ENG: Robert James "Bob" Dold, Jr. (born June 23, 1969) is the former U.S. Representative for Illinois's 10th congressional district. He is a member of the Republican Party. Prior to his election, Dold ran his family-owned business, Rose Pest Solutions. Dold defeated Democratic Party nominee Dan Seals to replace Republican incumbent Mark Kirk.
Early life, education, and career
Dold was born in Evanston, Illinois, the son of Judith Gail (née Kelley) and Robert James Dold. His ancestry includes German, Swedish, Irish, Scottish, and English.
He graduated from New Trier High School in Winnetka where he was quarterback of the football team and captain of the wrestling and lacrosse teams. He earned a BA from Denison University where he served as President of the Campus Governance Association, a law degree from Indiana University where he was selected by his classmates to give the commencement address, and an MBA from Northwestern University’s Kellogg School of Management.
Dold was an intern in the administration of Vice President Dan Quayle. He also clerked for a New York State Judge and served as an investigative counsel for the Republican-led House Government Reform and Oversight Committee.
U.S. House of Representatives - Elections - 2010
In his first radio ad of the general election campaign, Dold described himself as a small business owner, fiscal conservative and social moderate. Dan Seals' campaign disputed Dold's credentials as a "social moderate".
Dold was endorsed by the Chicago Tribune, the US Chamber of Commerce and the Electrical Contractors' Association. Former New York City mayor Rudy Giuliani and president of Americans for Tax Reform Grover Norquist campaigned for Dold. After reporting nearly equal fund-raising for the second quarter, Dold's fund-raising outpaced Seals' in the third quarter. Dold began the final quarter with more cash on hand than Seals. At the request of the Federal Election Commission the Dold campaign amended their second quarter, 2010, filing in September, 2010 to reflect debts and expenditures that had been incurred in the second quarter but had not yet been billed when the filing period ended.
On October 7, 2010, the Chicago Tribune endorsed Dold because “he will be in the moderate, pro-choice, independent mold of Kirk.”
The National Journal's Cook Political Report named Dold one of the top 10 Republicans most vulnerable to redistricting in 2012 with the 10th becoming more Democratic following redistricting.
The endorsement of Mark Kirk, who is popular in the district, was expected to help Dold. Dold had a strong cash-on-hand advantage over his opponent Brad Schneider. Dold earned the endorsement of the Chicago Tribune and Daily Herald. Schneider defeated Dold 51%-49%, a difference of just 3,000 votes.

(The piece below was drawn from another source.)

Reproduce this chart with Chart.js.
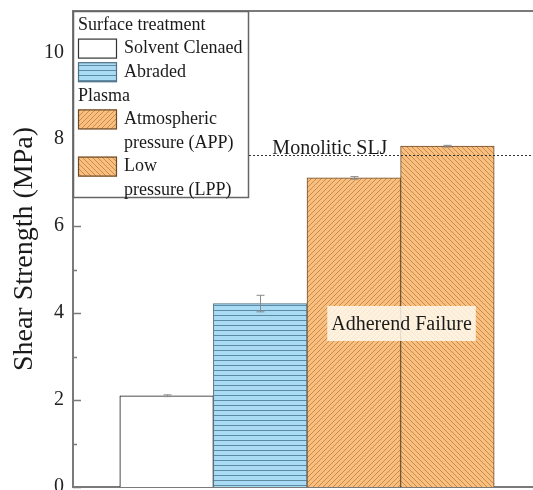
<!DOCTYPE html>
<html>
<head>
<meta charset="utf-8">
<script src="https://cdn.jsdelivr.net/npm/chart.js@4/dist/chart.umd.min.js"></script>
<style>
  html, body { margin: 0; padding: 0; background: #fff; overflow: hidden; width: 533px; height: 490px; }
  #wrap { position: relative; width: 541px; height: 500px; }
</style>
</head>
<body>
<div id="wrap"><canvas id="chart" width="541" height="500"></canvas></div>
<script>
// Shear strength of single-lap joints for each surface treatment
const categories = ['Solvent Clenaed', 'Abraded', 'Atmospheric pressure (APP)', 'Low pressure (LPP)'];
const strength = [2.1, 4.22, 7.11, 7.84];          // MPa
const strengthErr = [0.02, 0.19, 0.03, 0.02];       // MPa
const monoliticSLJ = 7.64;                           // MPa, reference line
const yTicks = [0, 2, 4, 6, 8, 10];
const yMinorTicks = [1, 3, 5, 7, 9];

const SERIF = "'Liberation Serif', 'Times New Roman', serif";
const AXIS_GREY = '#7a7a7a';

function makePattern(bg, fg, kind) {
  const s = 5;
  const c = document.createElement('canvas');
  c.width = s; c.height = s;
  const g = c.getContext('2d');
  g.fillStyle = bg;
  g.fillRect(0, 0, s, s);
  g.strokeStyle = fg;
  g.lineWidth = 1;
  g.beginPath();
  if (kind === 'h') {
    g.moveTo(0, 0.5); g.lineTo(s, 0.5);
  } else if (kind === '/') {
    g.moveTo(-1, s + 1); g.lineTo(s + 1, -1);
    g.moveTo(-1, 1); g.lineTo(1, -1);
    g.moveTo(s - 1, s + 1); g.lineTo(s + 1, s - 1);
  } else {
    g.moveTo(-1, -1); g.lineTo(s + 1, s + 1);
    g.moveTo(s - 1, -1); g.lineTo(s + 1, 1);
    g.moveTo(-1, s - 1); g.lineTo(1, s + 1);
  }
  g.stroke();
  return g.createPattern(c, 'repeat');
}

const fills = [
  '#ffffff',
  makePattern('#a9dcf4', '#5e8aa3', 'h'),
  makePattern('#f8c080', '#cf8947', '/'),
  makePattern('#f8c080', '#cf8947', '\\')
];
const borders = ['#111111', '#4f6f84', '#6b4b2d', '#6b4b2d'];

// Legend entries: group headings and swatches with (possibly two-line) labels
const legendRows = [
  { heading: 'Surface treatment' },
  { idx: 0, lines: ['Solvent Clenaed'] },
  { idx: 1, lines: ['Abraded'] },
  { heading: 'Plasma' },
  { idx: 2, lines: ['Atmospheric', 'pressure (APP)'] },
  { idx: 3, lines: ['Low', 'pressure (LPP)'] }
];

const overlay = {
  id: 'overlay',
  afterDatasetsDraw(chart) {
    const { ctx, chartArea: a, scales: { x, y } } = chart;
    ctx.save();

    // inward ticks on the value axis
    ctx.strokeStyle = AXIS_GREY;
    ctx.lineWidth = 1.5;
    ctx.beginPath();
    yTicks.forEach(v => { const py = Math.round(y.getPixelForValue(v)) + 0.5; ctx.moveTo(a.left, py); ctx.lineTo(a.left + 8, py); });
    yMinorTicks.forEach(v => { const py = Math.round(y.getPixelForValue(v)) + 0.5; ctx.moveTo(a.left, py); ctx.lineTo(a.left + 4, py); });
    ctx.stroke();

    // top frame line
    ctx.lineWidth = 2;
    ctx.beginPath();
    ctx.moveTo(a.left, a.top);
    ctx.lineTo(a.right, a.top);
    ctx.stroke();

    // error bars
    ctx.strokeStyle = '#8a8a8a';
    ctx.lineWidth = 1;
    strength.forEach((v, i) => {
      const px = Math.round(x.getPixelForValue(i + 1)) + 0.5;
      const hi = y.getPixelForValue(v + strengthErr[i]);
      const lo = y.getPixelForValue(v - strengthErr[i]);
      ctx.beginPath();
      ctx.moveTo(px, hi); ctx.lineTo(px, lo);
      ctx.moveTo(px - 4, hi); ctx.lineTo(px + 4, hi);
      ctx.moveTo(px - 4, lo); ctx.lineTo(px + 4, lo);
      ctx.stroke();
    });

    // monolithic joint reference line
    const my = Math.round(y.getPixelForValue(monoliticSLJ)) + 0.5;
    ctx.strokeStyle = '#333';
    ctx.lineWidth = 1;
    ctx.setLineDash([2, 2]);
    ctx.beginPath();
    ctx.moveTo(a.left, my);
    ctx.lineTo(a.right, my);
    ctx.stroke();
    ctx.setLineDash([]);
    ctx.fillStyle = '#1a1a1a';
    ctx.font = '20px ' + SERIF;
    ctx.textAlign = 'left';
    ctx.textBaseline = 'alphabetic';
    ctx.fillText('Monolitic SLJ', x.getPixelForValue(2.13), my - 2);

    // failure mode annotation
    const fx = x.getPixelForValue(3.51);
    const fy = y.getPixelForValue(3.75);
    ctx.font = '20px ' + SERIF;
    const tw = ctx.measureText('Adherend Failure').width;
    ctx.fillStyle = 'rgba(255, 251, 242, 0.82)';
    ctx.fillRect(fx - tw / 2 - 4, fy - 18, tw + 8, 35);
    ctx.fillStyle = '#1a1a1a';
    ctx.textAlign = 'center';
    ctx.textBaseline = 'middle';
    ctx.fillText('Adherend Failure', fx, fy + 1);

    // legend
    const lx = a.left, ly = a.top, lw = 175, lh = 186;
    ctx.fillStyle = '#ffffff';
    ctx.fillRect(lx, ly, lw, lh);
    ctx.strokeStyle = '#666';
    ctx.lineWidth = 1.5;
    ctx.strokeRect(lx + 0.5, ly + 0.5, lw, lh);
    ctx.font = '18px ' + SERIF;
    ctx.textAlign = 'left';
    ctx.textBaseline = 'middle';
    const step = 23.6;
    let row = 0;
    legendRows.forEach(r => {
      const cy = ly + 14 + row * step;
      if (r.heading) {
        ctx.fillStyle = '#1a1a1a';
        ctx.fillText(r.heading, lx + 5, cy);
        row += 1;
      } else {
        ctx.fillStyle = fills[r.idx];
        ctx.fillRect(lx + 5, cy - 10, 39, 20);
        ctx.strokeStyle = r.idx === 0 ? '#333' : borders[r.idx];
        ctx.lineWidth = 1.2;
        ctx.strokeRect(lx + 5.5, cy - 9.5, 38, 19);
        ctx.fillStyle = '#1a1a1a';
        r.lines.forEach((t, k) => ctx.fillText(t, lx + 51, cy + k * step));
        row += r.lines.length;
      }
    });

    ctx.restore();
  }
};

new Chart(document.getElementById('chart'), {
  type: 'bar',
  data: {
    labels: ['', ...categories, ''],
    datasets: [{
      data: [null, ...strength, null],
      backgroundColor: ['#fff', ...fills, '#fff'],
      borderColor: ['#000', ...borders, '#000'],
      borderWidth: 1,
      barPercentage: 1,
      categoryPercentage: 1
    }]
  },
  options: {
    responsive: false,
    animation: false,
    devicePixelRatio: 1,
    layout: { padding: { top: 11, left: 0, right: 0, bottom: 0 } },
    plugins: { legend: { display: false }, tooltip: { enabled: false } },
    scales: {
      x: {
        type: 'category',
        offset: false,
        grid: { display: false, drawTicks: false },
        ticks: { display: false },
        border: { display: true, color: AXIS_GREY, width: 2 },
        afterFit(scale) {
          scale.height = 13;
          scale.paddingLeft = 0; scale.paddingRight = 0;
          scale.paddingTop = 0; scale.paddingBottom = 0;
        }
      },
      y: {
        min: 0,
        max: 10.95,
        grid: { display: false, drawTicks: false },
        border: { display: true, color: AXIS_GREY, width: 2 },
        ticks: {
          padding: 9,
          color: '#222',
          font: { family: SERIF, size: 20 }
        },
        afterBuildTicks(scale) { scale.ticks = yTicks.map(v => ({ value: v })); },
        title: {
          display: true,
          text: 'Shear Strength (MPa)',
          color: '#1a1a1a',
          font: { family: SERIF, size: 28 },
          padding: { top: 8, bottom: 0 }
        },
        afterFit(scale) {
          scale.width = 73;
          scale.paddingTop = 0; scale.paddingBottom = 0;
          scale.paddingLeft = 0; scale.paddingRight = 0;
        }
      }
    }
  },
  plugins: [overlay]
});
</script>
</body>
</html>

Dold hired lobbyist Eric Burgeson, who grew up in Illinois’ 10th District, as his Congressional Chief of Staff. Burgeson and Dold had previously worked together on Sen.
Bob Dole's 1996 Presidential campaign. Dold instituted a policy that "staff may not work on matters of substance with former clients."

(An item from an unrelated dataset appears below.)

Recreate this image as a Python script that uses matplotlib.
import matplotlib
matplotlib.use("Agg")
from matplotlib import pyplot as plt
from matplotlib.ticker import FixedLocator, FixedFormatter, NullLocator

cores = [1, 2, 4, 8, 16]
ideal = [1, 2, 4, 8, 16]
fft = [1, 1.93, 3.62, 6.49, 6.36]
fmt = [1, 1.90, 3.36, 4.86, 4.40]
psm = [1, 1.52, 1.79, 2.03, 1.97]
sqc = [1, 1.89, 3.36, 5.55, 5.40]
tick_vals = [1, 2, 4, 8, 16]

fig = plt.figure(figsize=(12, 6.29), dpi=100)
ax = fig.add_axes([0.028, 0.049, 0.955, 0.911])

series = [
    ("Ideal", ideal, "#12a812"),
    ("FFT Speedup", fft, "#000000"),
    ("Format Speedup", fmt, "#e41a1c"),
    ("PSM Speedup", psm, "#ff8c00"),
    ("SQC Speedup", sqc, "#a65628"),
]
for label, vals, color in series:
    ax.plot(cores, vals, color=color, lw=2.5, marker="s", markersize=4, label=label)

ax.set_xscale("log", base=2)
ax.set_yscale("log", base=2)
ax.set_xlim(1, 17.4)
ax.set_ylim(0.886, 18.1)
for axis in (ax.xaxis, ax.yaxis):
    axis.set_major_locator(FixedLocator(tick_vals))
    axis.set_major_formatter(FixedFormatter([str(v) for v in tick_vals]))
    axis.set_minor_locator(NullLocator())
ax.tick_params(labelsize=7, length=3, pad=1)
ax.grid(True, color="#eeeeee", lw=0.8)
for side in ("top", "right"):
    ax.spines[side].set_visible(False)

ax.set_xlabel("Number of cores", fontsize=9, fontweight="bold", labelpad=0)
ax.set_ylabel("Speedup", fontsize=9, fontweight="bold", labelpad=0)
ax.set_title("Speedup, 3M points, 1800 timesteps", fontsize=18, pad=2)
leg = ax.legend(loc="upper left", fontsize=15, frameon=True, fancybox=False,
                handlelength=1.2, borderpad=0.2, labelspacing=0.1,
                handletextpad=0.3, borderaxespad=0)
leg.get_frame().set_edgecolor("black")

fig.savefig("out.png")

Dold is one of 7 pro-choice Republicans in the House of Representatives, was the only Republican to speak out on the House Floor in support of funding for Planned Parenthood and voted against efforts to defund Planned Parenthood.
The non-partisan organization GovTrack ranked Dold in the political Center of Congress. National Journal Magazine did a comprehensive study of key votes in the House of Representatives and ranked Dold as one of the most independent members of the House. Dold is an original member of the No Labels movement which is seeking to end the gridlock in Washington, DC so that positive legislation can be moved forward. The Daily Herald noted Dold’s spirit of bipartisanship and called for more Bob Dolds in Congress.
Dold is married and has three children.
Dold resides in Kenilworth, Illinois and runs Rose Pest Solutions, the oldest pest control company in the country. Dold attends Kenilworth Union Church and is a scoutmaster for Kenilworth Boy Scout Troop #13.
Dold has claimed residency in the 10th District for his entire life. Although he consistently voted in Wilmette, he received about $4,000 in tax breaks in 2004 through 2006 for claiming a homeowner’s exemption on a house he owns in Chicago’s Roscoe Village neighborhood, according to the Cook County Assessor’s office. Election law recognizes a difference between a 'principal residence' where one can claim a tax break, and a 'permanent residence' where one can continue to vote even if 'principally' living somewhere else.